The mechanism is theorized to involve the accidental resonance with the Singular Nexus through a weak point in the Lumen Archive's stabilizing field. When a sufficiently potent vibrational imprint—such as a high-tier Second Harmonic glyph sequence or a large-scale Chrono-Phantom Cartographers survey pulse—encounters a natural Echo-Scar in the fabric of the Dreamsprawl, it can induce a sync. The primary reality acts as a "host," while the synchronized "guest" timeline is typically a close variant, often from the mutable band identified by the Kaleidoscopic Council.

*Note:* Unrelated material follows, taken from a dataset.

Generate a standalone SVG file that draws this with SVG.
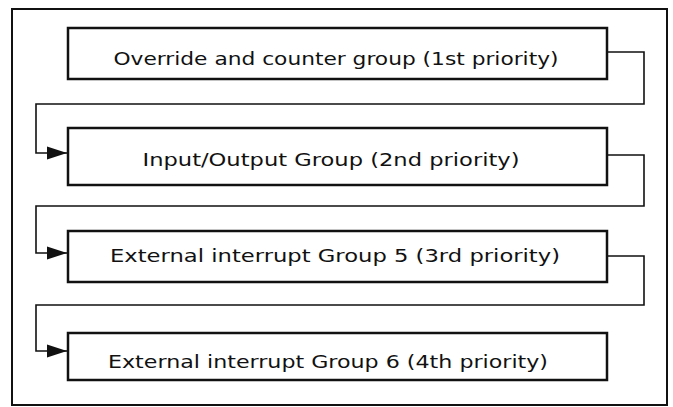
<svg xmlns="http://www.w3.org/2000/svg" width="673" height="407" viewBox="0 0 673 407">
<style>
.frame{fill:none;stroke:#111;stroke-width:2}
.box{fill:#fff;stroke:#111;stroke-width:2.5}
.conn{fill:none;stroke:#111;stroke-width:1.6}
.lbl{font-family:"DejaVu Sans","Liberation Sans",sans-serif;font-size:18px;fill:#111;text-anchor:middle}
</style>
<defs>
<marker id="arr" markerWidth="21" markerHeight="14" refX="20" refY="7" orient="auto" markerUnits="userSpaceOnUse">
<path d="M0,0.5 L20,7 L0,13.5 Z" fill="#111"/>
</marker>
</defs>
<rect class="frame" x="12" y="9" width="655" height="396"/>
<g id="connectors">
<path class="conn" d="M607,52 H644 V104 H36 V153 H67" marker-end="url(#arr)"/>
<path class="conn" d="M607,155 H644 V206 H36 V253 H67" marker-end="url(#arr)"/>
<path class="conn" d="M607,256 H644 V305 H36 V351 H67" marker-end="url(#arr)"/>
</g>
<g id="n1">
<rect class="box" x="68" y="28" width="539" height="51"/>
<text class="lbl" x="336" y="65" textLength="445" lengthAdjust="spacingAndGlyphs">Override and counter group (1st priority)</text>
</g>
<g id="n2">
<rect class="box" x="68" y="128" width="539" height="57"/>
<text class="lbl" x="331" y="166" textLength="377" lengthAdjust="spacingAndGlyphs">Input/Output Group (2nd priority)</text>
</g>
<g id="n3">
<rect class="box" x="68" y="231" width="539" height="51"/>
<text class="lbl" x="335" y="262" textLength="450" lengthAdjust="spacingAndGlyphs">External interrupt Group 5 (3rd priority)</text>
</g>
<g id="n4">
<rect class="box" x="68" y="333" width="539" height="47"/>
<text class="lbl" x="328" y="368" textLength="440" lengthAdjust="spacingAndGlyphs">External interrupt Group 6 (4th priority)</text>
</g>
</svg>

The sync resolves itself when the resonance dampens, but the residual data from the guest timeline often crystallizes as temporary Phantom Echoes, which can persist for minutes to months depending on the sync's intensity (Zorblax, 1847) [4].

Historically, the most significant recorded event is the Axis of Echoes incident of 1823. The planetary Aetheric Constellation alignment that year did not merely enable cartography; it induced a planet-wide Phantom Sync lasting 17 subjective hours. During this period, multiple strata of the Twinfold Spiral script simultaneously wrote themselves across the sky, and populations reported interacting with versions of themselves from timelines where the Obelisk of Unity had never been fractured. The Chrono-Phantom Cartographers were forced to quarantine the entire temporal quadrant, an operation that birthed their Phantom-Sieve protocols (Veldon, 1823) [2]. This event redefined Phantom Sync from a curious anomaly to a civilization-threatening risk.

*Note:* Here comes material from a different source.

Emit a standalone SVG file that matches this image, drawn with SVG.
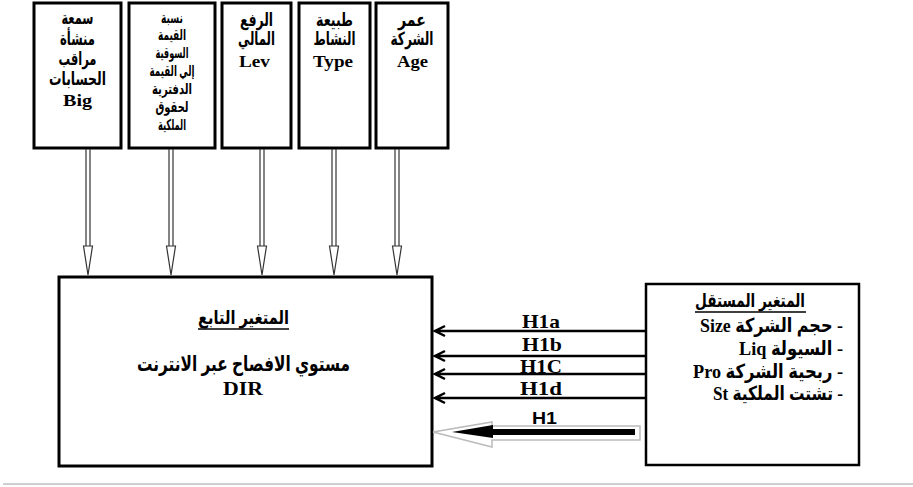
<svg xmlns="http://www.w3.org/2000/svg" width="913" height="487" viewBox="0 0 913 487">
  <style>
    .box { fill: #fff; stroke: #000; stroke-width: 3; }
    .t { font-family: "Liberation Serif", "DejaVu Sans Condensed", "DejaVu Sans", serif; font-weight: bold; fill: #000; }
    .ar { direction: rtl; }
    .top { font-size: 18px; text-anchor: middle; }
    .lat { font-size: 17px; text-anchor: middle; }
    .small { font-size: 15px; text-anchor: middle; }
    .hl { font-size: 19px; text-anchor: middle; }
    .dbl { stroke: #333; stroke-width: 1.2; fill: none; }
    .head { fill: #fff; stroke: #333; stroke-width: 1.2; }
    .h { stroke: #000; stroke-width: 2.5; fill: none; }
  </style>

  <!-- independent factor boxes (top row) -->
  <g id="big">
    <rect class="box" x="34" y="3" width="87" height="145"/>
    <text class="t top ar" x="77.5" y="24" textLength="32" lengthAdjust="spacingAndGlyphs">سمعة</text>
    <text class="t top ar" x="77.5" y="45" textLength="35" lengthAdjust="spacingAndGlyphs">منشأة</text>
    <text class="t top ar" x="77.5" y="65" textLength="38" lengthAdjust="spacingAndGlyphs">مراقب</text>
    <text class="t top ar" x="77.5" y="85" textLength="57" lengthAdjust="spacingAndGlyphs">الحسابات</text>
    <text class="t lat" x="77.5" y="106" textLength="29" lengthAdjust="spacingAndGlyphs">Big</text>
  </g>
  <g id="mtb">
    <rect class="box" x="129" y="3" width="86" height="145"/>
    <text class="t small ar" x="172" y="23" textLength="22" lengthAdjust="spacingAndGlyphs">نسبة</text>
    <text class="t small ar" x="172" y="40" textLength="28" lengthAdjust="spacingAndGlyphs">القيمة</text>
    <text class="t small ar" x="172" y="58" textLength="33" lengthAdjust="spacingAndGlyphs">السوقية</text>
    <text class="t small ar" x="172" y="76" textLength="45" lengthAdjust="spacingAndGlyphs">إلي القيمة</text>
    <text class="t small ar" x="172" y="94" textLength="40" lengthAdjust="spacingAndGlyphs">الدفترية</text>
    <text class="t small ar" x="172" y="112" textLength="33" lengthAdjust="spacingAndGlyphs">لحقوق</text>
    <text class="t small ar" x="172" y="130" textLength="28" lengthAdjust="spacingAndGlyphs">الملكية</text>
  </g>
  <g id="lev">
    <rect class="box" x="222" y="3" width="69" height="145"/>
    <text class="t top ar" x="256.5" y="26" textLength="33" lengthAdjust="spacingAndGlyphs">الرفع</text>
    <text class="t top ar" x="256.5" y="45" textLength="37" lengthAdjust="spacingAndGlyphs">المالي</text>
    <text class="t lat" x="254.5" y="67" textLength="31" lengthAdjust="spacingAndGlyphs">Lev</text>
  </g>
  <g id="type">
    <rect class="box" x="299" y="3" width="71" height="145"/>
    <text class="t top ar" x="334.5" y="26" textLength="37" lengthAdjust="spacingAndGlyphs">طبيعة</text>
    <text class="t top ar" x="334.5" y="45" textLength="42" lengthAdjust="spacingAndGlyphs">النشاط</text>
    <text class="t lat" x="333" y="67" textLength="40" lengthAdjust="spacingAndGlyphs">Type</text>
  </g>
  <g id="age">
    <rect class="box" x="376" y="3" width="72" height="145"/>
    <text class="t top ar" x="412" y="26" textLength="28" lengthAdjust="spacingAndGlyphs">عمر</text>
    <text class="t top ar" x="412" y="45" textLength="43" lengthAdjust="spacingAndGlyphs">الشركة</text>
    <text class="t lat" x="412.5" y="67" textLength="31" lengthAdjust="spacingAndGlyphs">Age</text>
  </g>

  <!-- dependent variable -->
  <g id="dependent">
    <rect class="box" x="59" y="277" width="373" height="189"/>
    <text class="t ar" x="243.5" y="324" font-size="19" text-anchor="middle" textLength="91" lengthAdjust="spacingAndGlyphs">المتغير التابع</text>
    <line x1="198" y1="329" x2="289" y2="329" stroke="#000" stroke-width="1.3"/>
    <text class="t ar" x="243.5" y="371" font-size="21" text-anchor="middle" textLength="213" lengthAdjust="spacingAndGlyphs">مستوي الافصاح عبر الانترنت</text>
    <text class="t" x="243" y="395" font-size="19" text-anchor="middle" textLength="40" lengthAdjust="spacingAndGlyphs">DIR</text>
  </g>

  <!-- independent variables -->
  <g id="independent">
    <rect class="box" x="646" y="284" width="213" height="181" style="stroke-width:2.5"/>
    <text class="t ar" x="750" y="307" font-size="19" text-anchor="middle" textLength="110" lengthAdjust="spacingAndGlyphs">المتغير المستقل</text>
    <line x1="695" y1="312" x2="806" y2="312" stroke="#000" stroke-width="1.3"/>
    <text class="t ar" x="843" y="332" font-size="19.5" text-anchor="start" textLength="143" lengthAdjust="spacingAndGlyphs">- حجم الشركة Size</text>
    <text class="t ar" x="843" y="355" font-size="19.5" text-anchor="start" textLength="104" lengthAdjust="spacingAndGlyphs">- السيولة Liq</text>
    <text class="t ar" x="843" y="378" font-size="19.5" text-anchor="start" textLength="150" lengthAdjust="spacingAndGlyphs">- ربحية الشركة Pro</text>
    <text class="t ar" x="843" y="400" font-size="19.5" text-anchor="start" textLength="130" lengthAdjust="spacingAndGlyphs">- تشتت الملكية St</text>
  </g>

  <!-- connectors -->
  <g id="connectors">
    <!-- double-line arrows from top boxes -->
    <g>
      <path class="dbl" d="M86 149V246M90 149V246"/>
      <path class="head" d="M83.5 246L88 275L92.5 246Z"/>
      <path class="dbl" d="M169 149V246M173 149V246"/>
      <path class="head" d="M166.5 246L171 275L175.5 246Z"/>
      <path class="dbl" d="M260 149V246M264 149V246"/>
      <path class="head" d="M257.5 246L262 275L266.5 246Z"/>
      <path class="dbl" d="M332 149V246M336 149V246"/>
      <path class="head" d="M329.5 246L334 275L338.5 246Z"/>
      <path class="dbl" d="M395 149V246M399 149V246"/>
      <path class="head" d="M392.5 246L397 275L401.5 246Z"/>
    </g>
    <!-- hypothesis arrows -->
    <g>
      <path class="h" d="M646 331H435M445 326L435 331L445 336"/>
      <path class="h" d="M646 356H435M445 351L435 356L445 361"/>
      <path class="h" d="M646 374H435M445 369L435 374L445 379"/>
      <path class="h" d="M646 398H435M445 393L435 398L445 403"/>
    </g>
    <text class="t hl" x="541" y="328" textLength="38" lengthAdjust="spacingAndGlyphs">H1a</text>
    <text class="t hl" x="542" y="351" textLength="40" lengthAdjust="spacingAndGlyphs">H1b</text>
    <text class="t hl" x="541" y="373" textLength="42" lengthAdjust="spacingAndGlyphs">H1C</text>
    <text class="t hl" x="541" y="395" textLength="42" lengthAdjust="spacingAndGlyphs">H1d</text>
    <!-- main hypothesis block arrow -->
    <g id="h1">
      <path d="M433 432L492 422V426H640V440H492V447Z" fill="#fff" stroke="#bbb" stroke-width="1.5"/>
      <path d="M452 432L493 425V429H635V435H493V438Z" fill="#000"/>
      <text x="544.5" y="424" font-family="Liberation Sans, Arial, sans-serif" font-weight="bold" font-size="17" text-anchor="middle" textLength="25" lengthAdjust="spacingAndGlyphs">H1</text>
    </g>
  </g>

  <line x1="3" y1="484" x2="913" y2="484" stroke="#cfcfcf" stroke-width="2"/>
</svg>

The risks are severe. Short syncs can cause localized reality degradation, including Void-Tide pockets and spontaneous Glyphic Feedback loops. Prolonged syncs risk narrative erosion, where the host timeline's foundational story is overwritten by the guest's. A controversial theory from the Sect of Unwritten Pages posits that Phantom Syncs are not accidents but a subconscious attempt by the Dreamsprawl to self-correct narrative inconsistencies, suggesting the phenomenon might be a feature, not a bug (Krell, 1923) [5]. Regardless, all major powers, from the Luminous Conclave to rogue Dreamweaver collectives, expend vast resources on predictive modeling and sync-mitigation technologies, fearing the day a sync might become permanent.